In December 2009, Laura Mitterrand was buying parma cotto in the Chelsea Market when she received a call from the gallerist Elizabeth Dee. She wanted to discuss a project she was starting called the Independent art fair—it launched shortly after, in March 2010, and has since become the “It” New York art fair, a standout event with a collaborative spirit and hip exhibitors. “It was intensely stressful, we had literally two months to make it happen,” says Mitterrand, who along with being the director of Independent is also a director at Gavin Brown’s Enterprise. “I was used to working with artists, but dealing with 35 galleries at once was a novelty.”

Independent recently completed its seventh edition in a slick new venue—it moved from the former Dia Art Foundation building in Chelsea to the newly built Spring Studios in Tribeca—and some say that it’s “graduated.”
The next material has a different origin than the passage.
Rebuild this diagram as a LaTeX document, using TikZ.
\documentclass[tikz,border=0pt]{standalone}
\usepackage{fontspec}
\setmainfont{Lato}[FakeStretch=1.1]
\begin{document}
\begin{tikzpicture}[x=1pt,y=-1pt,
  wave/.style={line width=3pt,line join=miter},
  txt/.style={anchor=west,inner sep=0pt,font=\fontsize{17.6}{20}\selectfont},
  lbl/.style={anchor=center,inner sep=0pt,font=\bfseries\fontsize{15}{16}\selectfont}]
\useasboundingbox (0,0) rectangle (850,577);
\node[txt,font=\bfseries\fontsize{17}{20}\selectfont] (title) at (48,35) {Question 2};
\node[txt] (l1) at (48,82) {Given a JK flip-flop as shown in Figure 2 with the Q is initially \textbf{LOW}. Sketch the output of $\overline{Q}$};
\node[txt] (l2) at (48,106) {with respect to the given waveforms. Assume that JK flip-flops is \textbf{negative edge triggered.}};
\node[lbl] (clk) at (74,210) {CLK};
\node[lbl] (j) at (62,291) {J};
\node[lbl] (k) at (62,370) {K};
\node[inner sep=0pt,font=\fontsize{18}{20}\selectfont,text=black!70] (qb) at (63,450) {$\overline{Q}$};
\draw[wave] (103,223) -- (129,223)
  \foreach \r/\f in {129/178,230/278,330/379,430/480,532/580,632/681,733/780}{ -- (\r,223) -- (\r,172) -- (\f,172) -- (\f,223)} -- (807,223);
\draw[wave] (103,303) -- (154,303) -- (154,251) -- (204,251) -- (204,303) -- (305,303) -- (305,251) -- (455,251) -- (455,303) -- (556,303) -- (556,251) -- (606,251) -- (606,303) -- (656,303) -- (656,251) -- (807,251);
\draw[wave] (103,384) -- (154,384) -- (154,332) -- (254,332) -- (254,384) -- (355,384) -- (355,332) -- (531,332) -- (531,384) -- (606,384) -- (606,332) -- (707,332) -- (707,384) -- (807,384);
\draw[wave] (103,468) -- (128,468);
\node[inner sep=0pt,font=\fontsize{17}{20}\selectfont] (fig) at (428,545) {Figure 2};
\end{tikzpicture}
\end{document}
The evolution extends to the fair’s expansion overseas, with a Brussels edition opening this month. It may not come as a surprise that Independent would come to a city with such a high concentration of art collectors and deep history of art fairs, but Mitterrand explains that the planning wasn’t so much strategic as coincidental: “Brussels sort of happened after a series of lucky encounters and opportunities,” she says. Dee was traveling in Belgium and was put in touch with the city office through a friend. They showed her the 1930s Vanderborght building and asked if she’d be interested in renting it for a few weeks for Independent. “It took us maybe five minutes to all agree it was a terrific idea,” Mitterrand says.
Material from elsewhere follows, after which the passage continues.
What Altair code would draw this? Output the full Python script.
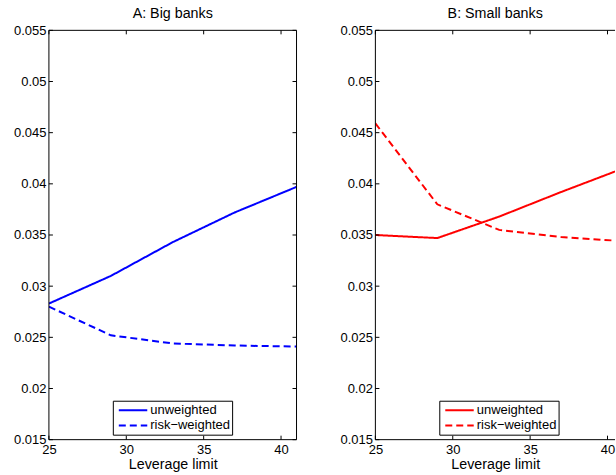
import altair as alt
import pandas as pd

# Leverage limits on the horizontal axis
leverage = [25, 29, 33, 37, 41]

# Panel A: big banks
big_unweighted = [0.0283, 0.0310, 0.0343, 0.0372, 0.0397]
big_risk_weighted = [0.0280, 0.0252, 0.0244, 0.0242, 0.0241]

# Panel B: small banks
small_unweighted = [0.0350, 0.0347, 0.0368, 0.0392, 0.0415]
small_risk_weighted = [0.0459, 0.0380, 0.0355, 0.0348, 0.0344]

series_names = ["unweighted", "risk\u2212weighted"]
panel_titles = ["A: Big banks", "B: Small banks"]
x_tick_values = [25, 30, 35, 40]
y_tick_values = [0.015, 0.02, 0.025, 0.03, 0.035, 0.04, 0.045, 0.05, 0.055]
x_label = "Leverage limit"

H = 410
PX_PER_UNIT = 248 / 16.0
FONT = "Liberation Sans"
DASHES = [[1, 0], [7, 4]]


def panel(title, unweighted, risk_weighted, color, width, closed=True):
    x_max = 25 + width / PX_PER_UNIT
    df = pd.DataFrame({
        "leverage": leverage * 2,
        "value": unweighted + risk_weighted,
        "series": [series_names[0]] * len(leverage) + [series_names[1]] * len(leverage),
    })
    x_scale = alt.Scale(domain=[25, x_max], nice=False, zero=False)
    y_scale = alt.Scale(domain=[0.015, 0.055], nice=False, zero=False)

    x_axis = alt.Axis(values=x_tick_values, title=x_label, ticks=False, domain=False,
                      grid=False, labelPadding=4, titlePadding=1, format="d",
                      labelFontSize=13, titleFontSize=14.3, titleFontWeight="normal",
                      labelFont=FONT, titleFont=FONT, labelColor="black", titleColor="black",
                      labelFlush=False)
    y_axis = alt.Axis(values=y_tick_values, title=None, ticks=False, domain=False,
                      grid=False, labelPadding=3, format=".3~f", labelFontSize=13,
                      labelFont=FONT, labelColor="black", labelFlush=False)

    lines = alt.Chart(df).mark_line(strokeWidth=2, color=color, clip=True).encode(
        x=alt.X("leverage:Q", scale=x_scale, axis=x_axis),
        y=alt.Y("value:Q", scale=y_scale, axis=y_axis),
        strokeDash=alt.StrokeDash("series:N",
                                  scale=alt.Scale(domain=series_names, range=DASHES),
                                  legend=None),
    )

    # axes box and inward tick marks
    one = pd.DataFrame({"k": [0]})
    layers = [lines]
    frame = [
        dict(x=alt.value(0), x2=alt.value(width), y=alt.value(0)),
        dict(x=alt.value(0), x2=alt.value(width), y=alt.value(H)),
        dict(x=alt.value(0), y=alt.value(0), y2=alt.value(H)),
    ]
    if closed:
        frame.append(dict(x=alt.value(width), y=alt.value(0), y2=alt.value(H)))
    for enc in frame:
        layers.append(alt.Chart(one).mark_rule(color="black", strokeWidth=1).encode(**enc))

    xt = pd.DataFrame({"leverage": x_tick_values})
    yt = pd.DataFrame({"value": y_tick_values})
    xenc = alt.X("leverage:Q", scale=x_scale, axis=x_axis)
    yenc = alt.Y("value:Q", scale=y_scale, axis=y_axis)
    layers.append(alt.Chart(xt).mark_rule(color="black", strokeWidth=1).encode(
        x=xenc, y=alt.value(H), y2=alt.value(H - 4)))
    layers.append(alt.Chart(xt).mark_rule(color="black", strokeWidth=1).encode(
        x=xenc, y=alt.value(0), y2=alt.value(4)))
    layers.append(alt.Chart(yt).mark_rule(color="black", strokeWidth=1).encode(
        y=yenc, x=alt.value(0), x2=alt.value(4)))
    if closed:
        layers.append(alt.Chart(yt).mark_rule(color="black", strokeWidth=1).encode(
            y=yenc, x=alt.value(width), x2=alt.value(width - 4)))

    # legend box in the lower middle of the panel
    layers.append(alt.Chart(one).mark_rect(
        fill="white", stroke="black", strokeWidth=1).encode(
        x=alt.value(64.5), x2=alt.value(184), y=alt.value(371.5), y2=alt.value(405.5)))
    for i, name in enumerate(series_names):
        row_y = 380.5 + 15.3 * i
        key_df = pd.DataFrame({"label": [name]})
        layers.append(alt.Chart(key_df).mark_rule(
            color=color, strokeWidth=2, strokeDash=DASHES[i]).encode(
            x=alt.value(70), x2=alt.value(98.5), y=alt.value(row_y)))
        layers.append(alt.Chart(key_df).mark_text(
            align="left", baseline="middle", fontSize=13, font=FONT, color="black").encode(
            x=alt.value(101.5), y=alt.value(row_y), text="label:N"))

    return alt.layer(*layers).properties(
        width=width, height=H,
        title=alt.TitleParams(title, fontSize=14.3, fontWeight="normal", font=FONT,
                              color="black", offset=3),
    )


left = panel(panel_titles[0], big_unweighted, big_risk_weighted, "#0000ff", 248)
right = panel(panel_titles[1], small_unweighted, small_risk_weighted, "#ff0000", 240,
              closed=False)

chart = alt.hconcat(left, right, spacing=42).properties(
    padding={"left": 13, "top": 6, "right": 0, "bottom": 0},
    background="white",
).configure_view(stroke=None)

chart.save("out.html", embed_options={"renderer": "svg", "actions": False})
Comprising over 60 galleries from 30 countries, booths will unfurl through six floors of the Vanderborght, a former furniture store. “It’s a ‘big-boned’ building,” Mitterrand says, adding that one of the first steps in developing the project was the selection of an architect. The Independent team decided to work with Antwerp-based Hub, led by Bart Biermans. She continues, “The building has a strong identity, and Bart was able to balance the trickiness of playing with the quirks and making a strong overall layout, with allowing each gallery to take possession of their space.”

A majority of the exhibitors participating in Independent’s inaugural Brussels fair are not from the city and will be showing there for the first time. “Brussels is already home to an international population, but has also retained a village quality of life,” Mitterrand says. She hopes the Independent mentality will translate to the world of art fairs overall. When asked what fairs will look like five years from now, she answers: “I don’t know. But one thing is sure—they’re not going away. My hope is that they’ll adapt to the galleries, instead of the other way around.”